I am advised by the Revenue Commissioners that in common with all of Ireland’s agreements for the avoidance of double taxation, the Ireland – Zambia Double Taxation Convention contains a provision which allows the tax authorities of the two jurisdictions to consult with each other under what is called the “mutual agreement procedure” when there are any doubts or difficulties in relation to the application or interpretation of the treaty. The relevant provision of the Ireland – Zambia Convention is Article XXI. While the Irish Revenue Commissioners cannot comment in relation to any specific case, they have informed me that the Zambian tax authorities have not expressed any concerns in relation to the application or interpretation of the Convention.
The Ireland - Zambia Convention sets out the “arm’s length principle”, which requires profits arising between connected parties, i.e. which involve the uses of transfer prices, to be computed in the same amount as would arise on foot of transactions between independent parties. This principle has continued to be an unchanging feature of the OECD and UN Model Double Taxation Conventions. It is not apparent, therefore, that there is any basis for linking concerns in relation to transfer pricing with the provisions of this Convention.
Specific transfer pricing legislation was enacted by Finance Act, 2010 and is contained in Part 35A of the Taxes Consolidation Act 1997. These provisions set out the rules that govern the application of the arm's length principle, mentioned above. The arm’s length principle and the related transfer pricing provisions must be applied to adjust any understatement of profit that would otherwise arise, so that the full arm’s length profit is taxed in Ireland. Companies within the scope of the Part 35A provisions must meet documentation requirements and have such documentation available to Revenue to demonstrate compliance with the legislation. The first corporation tax returns to which the legislation applied were for accounting periods ending on 31 December 2011 and these returns were received in September 2012.
In addition to the provisions mentioned above, the provisions of Chapter 3 of Part 33 of the Taxes Consolidation Act 1997 set out requirements to provide the Revenue Commissioners with information in respect of disclosable transactions. These are specified types of transactions one of the main purposes of which would be to provide a tax advantage. As with the tax codes of other countries, where anti-avoidance and disclosure provisions are intended to protect the domestic tax base, the provisions of Part 35A and Chapter 3 of Part 33 are intended to protect the Irish tax base.

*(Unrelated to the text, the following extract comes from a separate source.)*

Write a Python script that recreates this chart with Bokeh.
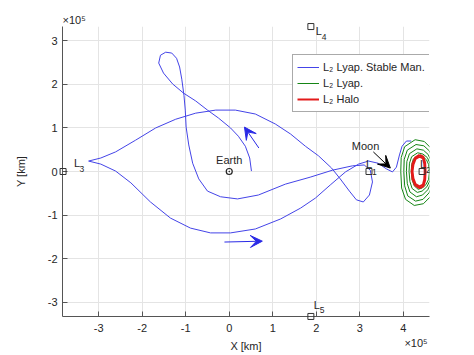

Assistance to other countries in addressing suspected avoidance or evasion is provided internationally by exchange of information. All of Ireland’s double taxation agreements – including that with Zambia – contain provisions for the exchange, between the tax authorities, of information necessary to give effect to the agreement and to the domestic tax law of the Contracting States. Ireland has also negotiated over 20 Tax Information Exchange Agreements – implementing the OECD standard on exchange of information - with countries with which we do not have a double taxation agreement.
In addition, Ireland has signed up to the joint Council of Europe/OECD Convention on Mutual Administrative Assistance in Tax Matters. In response to a call from the G20 in 2009 “to make it easier for developing countries to secure the benefits of the new co-operative tax environment”, a Protocol was developed to amend this Convention to open it up to all countries. Ireland signed the Convention and the Protocol in June 2011. My Department also supports initiatives such as the OECD’s Tax and Development Programme and works with Irish Aid in this regard.